18 U.S.C. 1342: Understanding Fraudulent Use of Mails
Learn how 18 U.S.C. 1342 addresses fraudulent use of mail, including key legal elements, enforcement strategies, penalties, and possible defense approaches.
Learn how 18 U.S.C. 1342 addresses fraudulent use of mail, including key legal elements, enforcement strategies, penalties, and possible defense approaches.
Mail fraud is a federal crime involving the use of the postal system to carry out fraudulent schemes. It falls under 18 U.S.C. 1342, which specifically addresses the use of fictitious names or addresses to facilitate fraud. This law aims to prevent deception through mail services and carries serious legal consequences, including fines and imprisonment. Prosecutors frequently use it in cases involving financial scams, identity fraud, and other deceptive practices.
Under 18 U.S.C. 1342, it is illegal to use fictitious names, false addresses, or other deceptive identifiers in mail fraud schemes. The law targets individuals who obscure their identity while engaging in fraud, whether to initiate, facilitate, or conceal wrongdoing. It applies even if the scheme is unsuccessful—merely using the mail system with fraudulent intent is enough for a violation.
Courts interpret this statute broadly. For example, in United States v. Baker, the defendant used multiple aliases to open P.O. boxes and receive fraudulent credit cards, leading to a conviction. Even minor misrepresentations in mailing information can trigger liability.
To secure a conviction, prosecutors must prove the defendant knowingly used or caused the use of the mail system, including the U.S. Postal Service or private carriers. Even a single mailing in furtherance of fraud meets this requirement.
The prosecution must also demonstrate that the defendant deliberately misrepresented their identity to further a fraudulent act. This distinguishes intentional deception from clerical errors. In United States v. Talbot, a conviction was upheld when the defendant used multiple aliases to solicit fraudulent investments through the mail.
Fraudulent intent is a key element. The government must establish that the defendant acted with the purpose of defrauding others, which can be inferred from circumstantial evidence such as repeated use of deceptive identifiers or concealment of fraudulent transactions.
Investigations typically begin with reports of suspicious mail activity. The U.S. Postal Inspection Service (USPIS) leads these cases, often collaborating with the Department of Justice (DOJ), the FBI, and the IRS, especially when financial crimes or tax violations are involved. Complaints from victims, financial institutions, or government agencies often trigger inquiries.

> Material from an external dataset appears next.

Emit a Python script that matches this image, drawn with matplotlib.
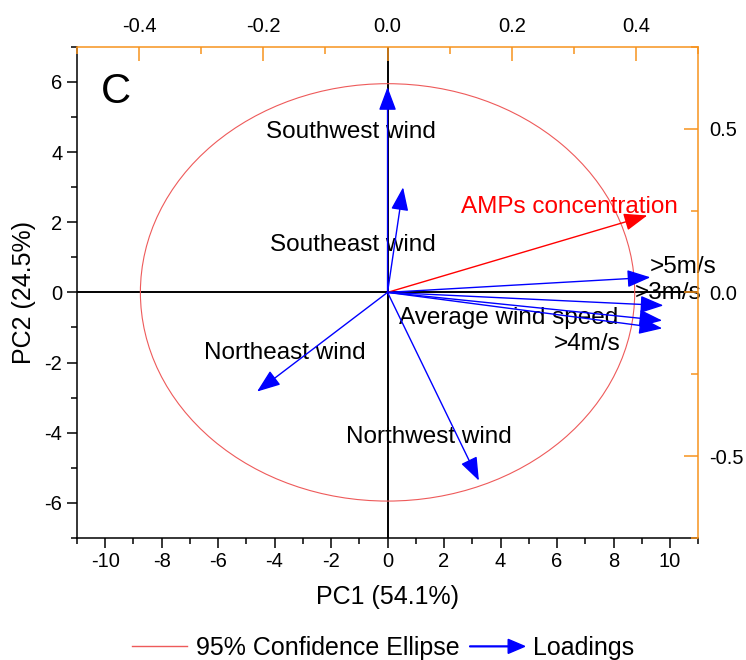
import matplotlib
matplotlib.use('Agg')
import matplotlib.pyplot as plt
import matplotlib.patches as mpatches
from matplotlib.lines import Line2D
from matplotlib.legend_handler import HandlerPatch
from matplotlib.ticker import MultipleLocator

plt.rcParams['font.family'] = ['Liberation Sans', 'DejaVu Sans']
plt.rcParams['axes.unicode_minus'] = False

# loadings (top / right axes scale)
variables = ['Southwest wind', 'Southeast wind', 'AMPs concentration', '>5m/s',
             '>3m/s', 'Average wind speed', '>4m/s', 'Northeast wind', 'Northwest wind']
load_x = [0.0, 0.025, 0.418, 0.423, 0.444, 0.442, 0.442, -0.210, 0.147]
load_y = [0.627, 0.321, 0.235, 0.046, -0.040, -0.086, -0.110, -0.303, -0.575]
arrow_colors = ['blue', 'blue', 'red', 'blue', 'blue', 'blue', 'blue', 'blue', 'blue']
text_colors = ['black', 'black', 'red', 'black', 'black', 'black', 'black', 'black', 'black']

# label anchors (PC1 / PC2 scale)
label_x = [-1.28, -1.24, 6.45, 9.3, 8.75, 4.29, 5.9, -3.65, 1.45]
label_y = [4.56, 1.35, 2.44, 0.72, -0.03, -0.72, -1.46, -1.72, -4.13]
label_ha = ['center', 'center', 'center', 'left', 'left', 'center', 'left', 'center', 'center']

# 95% confidence ellipse
ell_w = 17.5
ell_h = 11.9

orange = '#F7931E'

fig = plt.figure(figsize=(7.46, 6.6), dpi=100)
ax = fig.add_axes([0.103, 0.185, 0.833, 0.744])
ax.set_xlim(-11, 11)
ax.set_ylim(-7, 7)
ax.xaxis.set_major_locator(MultipleLocator(2))
ax.xaxis.set_minor_locator(MultipleLocator(1))
ax.yaxis.set_major_locator(MultipleLocator(2))
ax.yaxis.set_minor_locator(MultipleLocator(1))
ax.tick_params(which='both', direction='out', labelsize=14.5, width=1.1)
ax.tick_params(which='major', length=7)
ax.tick_params(which='minor', length=4)
for s in ['left', 'bottom']:
    ax.spines[s].set_linewidth(1.1)
for s in ['top', 'right']:
    ax.spines[s].set_visible(False)
ax.set_xlabel('PC1 (54.1%)', fontsize=18, labelpad=10)
ax.set_ylabel('PC2 (24.5%)', fontsize=18, labelpad=6)

ax.axhline(0, color='black', lw=1.4, zorder=1)
ax.axvline(0, color='black', lw=1.4, zorder=1)
ax.add_patch(mpatches.Ellipse((0, 0), ell_w, ell_h, fc='none', ec='#EE5A5A', lw=0.8))

ax.text(-9.6, 5.7, 'C', fontsize=30, ha='center', va='center')
for name, lx, ly, ha, c in zip(variables, label_x, label_y, label_ha, text_colors):
    ax.text(lx, ly, name, fontsize=17.5, ha=ha, va='center', color=c, zorder=5)

# loadings axes
axr = ax.twinx()
axr.set_ylim(-0.75, 0.75)
axr.yaxis.set_major_locator(MultipleLocator(0.5))
axr.yaxis.set_minor_locator(MultipleLocator(0.25))
axt = axr.twiny()
axt.set_xlim(-0.5, 0.5)
axt.xaxis.set_major_locator(MultipleLocator(0.2))
axt.xaxis.set_minor_locator(MultipleLocator(0.1))
for a in (axr, axt):
    for s in a.spines.values():
        s.set_visible(False)
axr.spines['right'].set_visible(True)
axr.spines['right'].set_color(orange)
axr.spines['right'].set_linewidth(1.1)
axt.spines['top'].set_visible(True)
axt.spines['top'].set_color(orange)
axt.spines['top'].set_linewidth(1.1)
axr.tick_params(which='both', direction='in', color=orange, labelsize=14.5, width=1.1)
axt.tick_params(which='both', direction='in', color=orange, labelsize=14.5, width=1.1)
for a in (axr, axt):
    a.tick_params(which='major', length=10, pad=8)
    a.tick_params(which='minor', length=5)
axr.yaxis.set_major_formatter(lambda v, p: f'{v:.1f}')
axt.xaxis.set_major_formatter(lambda v, p: f'{v:.1f}')

for x, y, c in zip(load_x, load_y, arrow_colors):
    axt.annotate('', xy=(x, y), xytext=(0, 0),
                 arrowprops=dict(arrowstyle='-|>,head_length=0.8,head_width=0.3',
                                 color=c, lw=1.0, mutation_scale=18,
                                 shrinkA=0, shrinkB=0))


def make_arrow(legend, orig_handle, xdescent, ydescent, width, height, fontsize):
    return mpatches.FancyArrow(0, 0.5 * height, width, 0, width=0.6,
                               length_includes_head=True, head_width=0.8 * height,
                               head_length=0.3 * width, color='blue')


handles = [Line2D([], [], color='#EE5A5A', lw=1.0),
           mpatches.FancyArrow(0, 0, 1, 0, color='blue')]
fig.legend(handles, ['95% Confidence Ellipse', 'Loadings'], loc='center',
           bbox_to_anchor=(0.514, 0.018), ncol=2, frameon=False, fontsize=18,
           handlelength=2.2, handletextpad=0.35, columnspacing=0.4,
           handler_map={mpatches.FancyArrow: HandlerPatch(patch_func=make_arrow)})

fig.savefig('out.png', dpi=100)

Investigators use surveillance, search warrants, and forensic document analysis to gather evidence. Undercover operations are common, with agents posing as participants in schemes. Subpoenas compel financial institutions and internet service providers to provide records linking suspects to fraudulent activity. Grand juries may be convened to assess evidence before formal charges are filed. Given the complexity of these cases, investigations can take months or years.
A conviction under 18 U.S.C. 1342 can result in fines, imprisonment for up to five years, or both. Penalties increase based on the scale of the fraud, number of victims, and additional charges such as wire fraud or conspiracy.
Federal sentencing guidelines consider factors like financial loss, scheme sophistication, and prior offenses. In cases where fraud exceeds $1 million, sentencing enhancements under U.S.S.G. 2B1.1 can lead to longer prison terms. Courts may also order restitution, requiring defendants to reimburse victims, which is especially burdensome in schemes involving multiple victims or prolonged deception.
Defendants have several legal defenses. A common strategy is arguing a lack of intent to defraud. If the prosecution lacks direct evidence linking the defendant’s actions to fraud, the defense may assert that any misrepresentation was accidental. Courts have ruled that clerical errors do not meet the statute’s requirements.
Challenging the sufficiency of evidence is another approach. If the government’s case relies on circumstantial evidence, the defense may argue it falls short of the required burden of proof. Additionally, if law enforcement obtained evidence through unconstitutional means, defense attorneys can seek to suppress it, potentially weakening the prosecution’s case.